Thursday, May 1, 2014

Putschists Admit Defeat in Donbass


One of the great Descendents songs from the 1980s is "Coolidge," which includes the line "You can only be a victim if you admit defeat."

Bear that in mind as you read today's story by Alison Smale and Andrew Roth, "Ukraine Says That Militants Won the East":
It is by now a well-established pattern. Armed, masked men in their 20s to 40s storm a public building of high symbolic value in a city somewhere in eastern Ukraine, evict anyone still there, seize weapons and ammunition, throw up barricades and proclaim themselves the rulers of a “people’s republic.” It is not clear who is in charge or how the militias are organized. 
Through such tactics, a few thousand pro-Russian militants have seized buildings in about a dozen cities, effectively establishing control over much of an industrial region of about 6.5 million nestled against the Russian border. 
Day by day, in the areas surrounding the cities of Donetsk and Luhansk, pro-Russian forces have defied all efforts by the central government to re-establish its authority, and on Wednesday, Ukraine’s acting president conceded what had long been obvious: The government’s police and security officials had lost control.
“Inactivity, helplessness and even criminal betrayal” plague the security forces, the acting leader, Oleksandr V. Turchynov, told a meeting of regional governors in Kiev. “It is hard to accept but it’s the truth. The majority of law enforcers in the east are incapable of performing their duties.”
With Mr. Turchynov’s acknowledgment that a significant chunk of the country had slipped from the government’s grasp, the long-simmering conflict in Ukraine seemed to enter a new and more dangerous phase. Whether that amounts to the lasting dismemberment of Ukraine or hands control of the east to Russia and its president, Vladimir V. Putin, were among the many questions left unanswered after Mr. Turchynov delivered his stark assessment.
Note the red highlights I added to the copy above. The feckless conduct of the putsch government is going to be papered over in the West with heaping column inches of anti-Putinism. The prestige press and USG could boast no spectacular achievements of propaganda when it came to bestowing legitimacy on the putschist cabal in Kiev. So now that defeat is being openly acknowledged no effort will be spared to lay blame on the "evil Putin." Here is a sample from the same Smale and Roth story:
But so far that has not been necessary. Through stealth and misdirection, and in defiance of Western sanctions, Russia has managed to achieve its immediate goal of what Western and Ukrainian officials believe is rendering Ukraine so chaotic that it cannot guarantee order, mend its teetering economy or elect new leaders to replace Mr. Turchynov and the acting government installed after the pro-Russian president, Victor F. Yanukovych, fled in February.
Nothing sensible like the conclusion that coming to power by means of a coup does not lead to stability and full support from the citizenry. No, the poor patriots in Kiev were destabilized by the adroit wirepulling of Russia's new Rasputin.

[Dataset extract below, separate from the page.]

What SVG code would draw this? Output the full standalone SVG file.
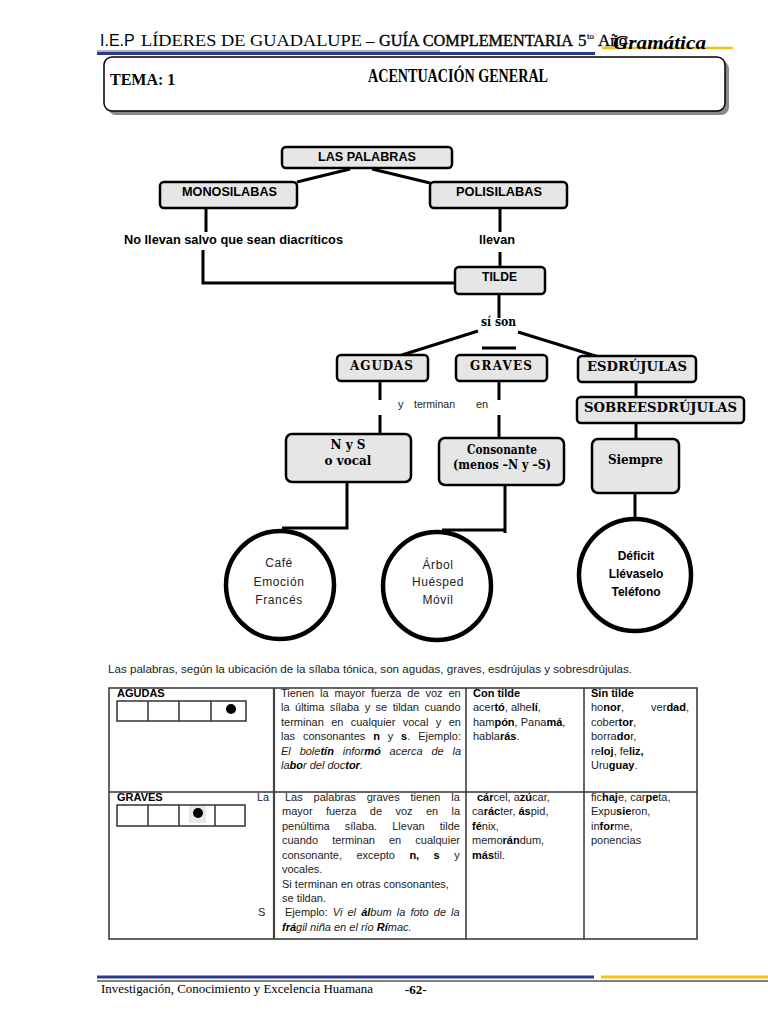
<svg xmlns="http://www.w3.org/2000/svg" width="768" height="1024" viewBox="0 0 768 1024">
<style>
.box{fill:#e6e6e6;stroke:#000;stroke-width:2.5}
.ln{stroke:#000;stroke-width:3;fill:none}
.sb{font-family:"Liberation Sans",Arial,sans-serif;font-weight:bold;font-size:12px;fill:#000}
.sf{font-family:"DejaVu Serif","Liberation Serif",serif;font-weight:bold;font-size:12px;fill:#000}
.ct{font-family:"Liberation Sans",Arial,sans-serif;font-size:12px;fill:#222;letter-spacing:0.6px}
.t{font-family:"Liberation Sans",Arial,sans-serif;font-size:11px;fill:#222}
.b{font-weight:bold;fill:#000}
.i{font-style:italic}
.tb{stroke:#333;stroke-width:1.5;fill:none}
.circ{fill:#fff;stroke:#000;stroke-width:4.5}
</style>
<rect width="768" height="1024" fill="#fff"/>

<!-- Header -->
<g id="header">
  <text x="100" y="46" font-family="Liberation Sans,Arial,sans-serif" font-size="16">I.E.P</text>
  <text x="141" y="46" font-family="Liberation Serif,serif" font-size="17" textLength="221" lengthAdjust="spacingAndGlyphs">LÍDERES DE GUADALUPE</text>
  <text x="366" y="46" font-family="Liberation Serif,serif" font-size="17">–</text>
  <text x="379" y="46" font-family="Liberation Serif,serif" font-size="17" stroke="#000" stroke-width="0.4" textLength="194" lengthAdjust="spacingAndGlyphs">GUÍA COMPLEMENTARIA</text>
  <text x="578" y="46" font-family="Liberation Serif,serif" font-size="17" stroke="#000" stroke-width="0.3">5</text>
  <text x="587" y="39" font-family="Liberation Serif,serif" font-size="9" stroke="#000" stroke-width="0.2">to</text>
  <text x="598" y="46" font-family="Liberation Serif,serif" font-size="17" stroke="#000" stroke-width="0.3">Año</text>
  <line x1="602" y1="48" x2="733" y2="48" stroke="#f2c21b" stroke-width="2.5"/>
  <text x="613" y="49" font-family="Liberation Serif,serif" font-size="19" font-weight="bold" font-style="italic" textLength="93" lengthAdjust="spacingAndGlyphs">Gramática</text>
  <line x1="97" y1="51" x2="440" y2="51" stroke="#9a9a9a" stroke-width="1.5"/>
  <line x1="97" y1="53.5" x2="595" y2="53.5" stroke="#2b3a8f" stroke-width="3"/>
  <rect x="108" y="61" width="621" height="54" rx="8" fill="#8a8a8a"/>
  <rect x="104" y="57" width="621" height="54" rx="8" fill="#fff" stroke="#000" stroke-width="1.5"/>
  <text x="110" y="85" font-family="Liberation Serif,serif" font-size="16" font-weight="bold">TEMA: 1</text>
  <text x="368" y="82" font-family="Liberation Serif,serif" font-size="19" font-weight="bold" textLength="180" lengthAdjust="spacingAndGlyphs">ACENTUACIÓN GENERAL</text>
</g>

<!-- Connectors -->
<g id="connectors" class="ln">
  <path d="M350,169 L297,182"/>
  <path d="M372,169 L430,183"/>
  <path d="M206,208 V232"/>
  <path d="M203,250 V283 H455"/>
  <path d="M500,208 V232"/>
  <path d="M500,252 V268"/>
  <path d="M499,294 V318"/>
  <path d="M478,331 L402,355"/>
  <path d="M518,332 L602,358"/>
  <path d="M482,348 H516"/>
  <path d="M380,381 V400"/>
  <path d="M380,415 V438"/>
  <path d="M499,381 V400"/>
  <path d="M499,415 V438"/>
  <path d="M636,382 V397"/>
  <path d="M636,423 V440"/>
  <path d="M347,482 V528 H282"/>
  <path d="M505,485 V533 M505,530 H442"/>
  <path d="M635,493 V520"/>
</g>

<!-- Nodes -->
<g id="n-palabras">
  <rect class="box" x="282" y="147" width="170" height="21" rx="4"/>
  <text class="sb" x="318" y="161" textLength="98" lengthAdjust="spacingAndGlyphs">LAS PALABRAS</text>
</g>
<g id="n-monosilabas">
  <rect class="box" x="160" y="182" width="137" height="26" rx="4"/>
  <text class="sb" x="182" y="196" textLength="95" lengthAdjust="spacingAndGlyphs">MONOSILABAS</text>
</g>
<g id="n-polisilabas">
  <rect class="box" x="430" y="182" width="137" height="26" rx="4"/>
  <text class="sb" x="456" y="196" textLength="86" lengthAdjust="spacingAndGlyphs">POLISILABAS</text>
</g>
<g id="l-nollevan">
  <text class="sb" x="124" y="244" textLength="219" lengthAdjust="spacingAndGlyphs">No llevan salvo que sean diacríticos</text>
</g>
<g id="l-llevan">
  <text class="sb" x="479" y="244" textLength="36" lengthAdjust="spacingAndGlyphs">llevan</text>
</g>
<g id="n-tilde">
  <rect class="box" x="455" y="267" width="90" height="27" rx="4"/>
  <text class="sb" x="482" y="281" textLength="35" lengthAdjust="spacingAndGlyphs">TILDE</text>
</g>
<g id="l-sison">
  <text class="sf" x="481" y="326" textLength="35" lengthAdjust="spacingAndGlyphs">sí son</text>
</g>
<g id="n-agudas">
  <rect class="box" x="337" y="355" width="91" height="26" rx="4"/>
  <text class="sf" x="350" y="370" textLength="63" lengthAdjust="spacing">AGUDAS</text>
</g>
<g id="n-graves">
  <rect class="box" x="456" y="355" width="91" height="26" rx="4"/>
  <text class="sf" x="470" y="370" textLength="62" lengthAdjust="spacing">GRAVES</text>
</g>
<g id="n-esdrujulas">
  <rect class="box" x="578" y="356" width="118" height="26" rx="4"/>
  <text class="sf" x="587" y="371" textLength="100" lengthAdjust="spacingAndGlyphs">ESDRÚJULAS</text>
</g>
<g id="n-sobreesdrujulas">
  <rect class="box" x="577" y="397" width="167" height="26" rx="4"/>
  <text class="sf" x="584" y="412" textLength="153" lengthAdjust="spacingAndGlyphs">SOBREESDRÚJULAS</text>
</g>
<g id="l-terminan">
  <text class="t" x="398" y="408" font-size="11.5">y</text>
  <text class="t" x="414" y="408" font-size="11.5" textLength="41" lengthAdjust="spacingAndGlyphs">terminan</text>
  <text class="t" x="476" y="408" font-size="11.5">en</text>
</g>
<g id="n-nys">
  <rect class="box" x="286" y="434" width="125" height="48" rx="6"/>
  <text class="sf" x="348" y="449" text-anchor="middle">N y S</text>
  <text class="sf" x="348" y="465" text-anchor="middle">o vocal</text>
</g>
<g id="n-consonante">
  <rect class="box" x="439" y="438" width="125" height="47" rx="6"/>
  <text class="sf" x="467" y="454" textLength="70" lengthAdjust="spacingAndGlyphs">Consonante</text>
  <text class="sf" x="453" y="469" textLength="98" lengthAdjust="spacingAndGlyphs">(menos –N y –S)</text>
</g>
<g id="n-siempre">
  <rect class="box" x="592" y="439" width="87" height="54" rx="6"/>
  <text class="sf" x="608" y="464" textLength="55" lengthAdjust="spacing">Siempre</text>
</g>
<g id="c-agudas">
  <circle class="circ" cx="280" cy="585" r="54"/>
  <text class="ct" x="279" y="567" text-anchor="middle">Café</text>
  <text class="ct" x="279" y="586" text-anchor="middle">Emoción</text>
  <text class="ct" x="279" y="604" text-anchor="middle">Francés</text>
</g>
<g id="c-graves">
  <circle class="circ" cx="437" cy="586" r="54"/>
  <text class="ct" x="438" y="569" text-anchor="middle">Árbol</text>
  <text class="ct" x="438" y="586" text-anchor="middle">Huésped</text>
  <text class="ct" x="438" y="604" text-anchor="middle">Móvil</text>
</g>
<g id="c-esdrujulas">
  <circle class="circ" cx="635" cy="575" r="56"/>
  <text class="sb" x="636" y="560" text-anchor="middle" font-size="11.5">Déficit</text>
  <text class="sb" x="636" y="578" text-anchor="middle" font-size="11.5">Llévaselo</text>
  <text class="sb" x="636" y="596" text-anchor="middle" font-size="11.5">Teléfono</text>
</g>

<!-- Table -->
<g id="table">
  <text class="t" x="108" y="673" textLength="524" lengthAdjust="spacingAndGlyphs">Las palabras, según la ubicación de la sílaba tónica, son agudas, graves, esdrújulas y sobresdrújulas.</text>
  <rect class="tb" x="109" y="688" width="588" height="251"/>
  <line class="tb" x1="109" y1="792" x2="697" y2="792"/>
  <line x1="274" y1="688" x2="274" y2="939" stroke="#444" stroke-width="2.2"/>
  <line class="tb" x1="466" y1="688" x2="466" y2="939"/>
  <line class="tb" x1="584" y1="688" x2="584" y2="939"/>

  <!-- AGUDAS row -->
  <text class="t b" x="117" y="697">AGUDAS</text>
  <g class="tb" stroke-width="1.2">
    <rect x="117" y="701" width="129" height="20"/>
    <line x1="148" y1="701" x2="148" y2="721"/>
    <line x1="179" y1="701" x2="179" y2="721"/>
    <line x1="211" y1="701" x2="211" y2="721"/>
  </g>
  <circle cx="231" cy="709" r="5" fill="#000"/>

  <text class="t" x="281" y="697" word-spacing="2.8">Tienen la mayor fuerza de voz en</text>
  <text class="t" x="281" y="711" word-spacing="2.4">la última sílaba y se tildan cuando</text>
  <text class="t" x="281" y="726" word-spacing="4.3">terminan en cualquier vocal y en</text>
  <text class="t" x="281" y="740" word-spacing="4.8">las consonantes <tspan class="b">n</tspan> y <tspan class="b">s</tspan>. Ejemplo:</text>
  <text class="t i" x="281" y="755" word-spacing="5.8">El bole<tspan class="b">tín</tspan> infor<tspan class="b">mó</tspan> acerca de la</text>
  <text class="t i" x="281" y="769">la<tspan class="b">bo</tspan>r del doc<tspan class="b">tor</tspan>.</text>

  <text class="t b" x="473" y="697">Con tilde</text>
  <text class="t" x="473" y="711">acer<tspan class="b">tó</tspan>, alhe<tspan class="b">lí</tspan>,</text>
  <text class="t" x="473" y="726">ham<tspan class="b">pón</tspan>, Pana<tspan class="b">má</tspan>,</text>
  <text class="t" x="473" y="740">habla<tspan class="b">rás</tspan>.</text>

  <text class="t b" x="591" y="697">Sin tilde</text>
  <text class="t" x="591" y="711" word-spacing="24">ho<tspan class="b">nor</tspan>, ver<tspan class="b">dad</tspan>,</text>
  <text class="t" x="591" y="726">cober<tspan class="b">tor</tspan>,</text>
  <text class="t" x="591" y="740">borra<tspan class="b">do</tspan>r,</text>
  <text class="t" x="591" y="755">re<tspan class="b">loj</tspan>, fe<tspan class="b">liz,</tspan></text>
  <text class="t" x="591" y="769">Uru<tspan class="b">guay</tspan>.</text>

  <!-- GRAVES row -->
  <text class="t b" x="117" y="801">GRAVES</text>
  <text class="t" x="257" y="801">La</text>
  <text class="t" x="258" y="916">S</text>
  <rect x="189" y="805" width="17" height="18" fill="#e8e8e8"/>
  <g class="tb" stroke-width="1.2">
    <rect x="117" y="805" width="128" height="21"/>
    <line x1="148" y1="805" x2="148" y2="826"/>
    <line x1="179" y1="805" x2="179" y2="826"/>
    <line x1="215" y1="805" x2="215" y2="826"/>
  </g>
  <circle cx="198" cy="813" r="5" fill="#000"/>

  <text class="t" x="285" y="801" word-spacing="7.8">Las palabras graves tienen la</text>
  <text class="t" x="282" y="815" word-spacing="10.3">mayor fuerza de voz en la</text>
  <text class="t" x="282" y="830" word-spacing="12">penúltima sílaba. Llevan tilde</text>
  <text class="t" x="282" y="844" word-spacing="11">cuando terminan en cualquier</text>
  <text class="t" x="282" y="859" word-spacing="11.4">consonante, excepto <tspan class="b">n, s</tspan> y</text>
  <text class="t" x="282" y="873">vocales.</text>
  <text class="t" x="282" y="888">Si terminan en otras consonantes,</text>
  <text class="t" x="282" y="902">se tildan.</text>
  <text class="t" x="285" y="916" word-spacing="2">Ejemplo: <tspan class="i">Vi el <tspan class="b">ál</tspan>bum la foto de la</tspan></text>
  <text class="t i" x="282" y="931"><tspan class="b">frá</tspan>gil niña en el río <tspan class="b">Rí</tspan>mac.</text>

  <text class="t" x="477" y="801"><tspan class="b">cár</tspan>cel, a<tspan class="b">zú</tspan>car,</text>
  <text class="t" x="472" y="815">ca<tspan class="b">rác</tspan>ter, <tspan class="b">ás</tspan>pid,</text>
  <text class="t" x="472" y="830"><tspan class="b">fé</tspan>nix,</text>
  <text class="t" x="472" y="844">memo<tspan class="b">rán</tspan>dum,</text>
  <text class="t" x="472" y="859"><tspan class="b">más</tspan>til.</text>

  <text class="t" x="591" y="801">fic<tspan class="b">haj</tspan>e, car<tspan class="b">pe</tspan>ta,</text>
  <text class="t" x="591" y="815">Expu<tspan class="b">sie</tspan>ron,</text>
  <text class="t" x="591" y="830">in<tspan class="b">for</tspan>me,</text>
  <text class="t" x="591" y="844">ponencias</text>
</g>

<!-- Footer -->
<g id="footer">
  <line x1="97" y1="977" x2="594" y2="977" stroke="#2b3a8f" stroke-width="3"/>
  <line x1="601" y1="977" x2="768" y2="977" stroke="#f2c21b" stroke-width="3"/>
  <line x1="97" y1="981" x2="768" y2="981" stroke="#000" stroke-width="1.2"/>
  <text x="101" y="993" font-family="Liberation Serif,serif" font-size="12" textLength="272" lengthAdjust="spacingAndGlyphs">Investigación, Conocimiento y Excelencia Huamana</text>
  <text x="405" y="994" font-family="Liberation Serif,serif" font-size="13" font-weight="bold">-62-</text>
</g>
</svg>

But make no mistake. The putschists are in trouble, and it is of their and the West's own making. Yanukovych and the EU had a deal back in February that would have transitioned Ukraine to the kind of democratic gains the western part of the country wanted. But that was torpedoed by U.S. support of the Right Sector spearheaded putsch. You get what you get when you go with violence, something that U.S. policymakers cannot seem to grasp, ever.

As a side note, over at the Moon of Alabama, the blog announced the end is near for the putsch. Moon of Alabama has an excellent track record on declaring victory -- when Obama's missile strike was foiled at the end of last summer, when earlier this year Syria turned the corner on its foreign-funded jihadis, and now in Ukraine.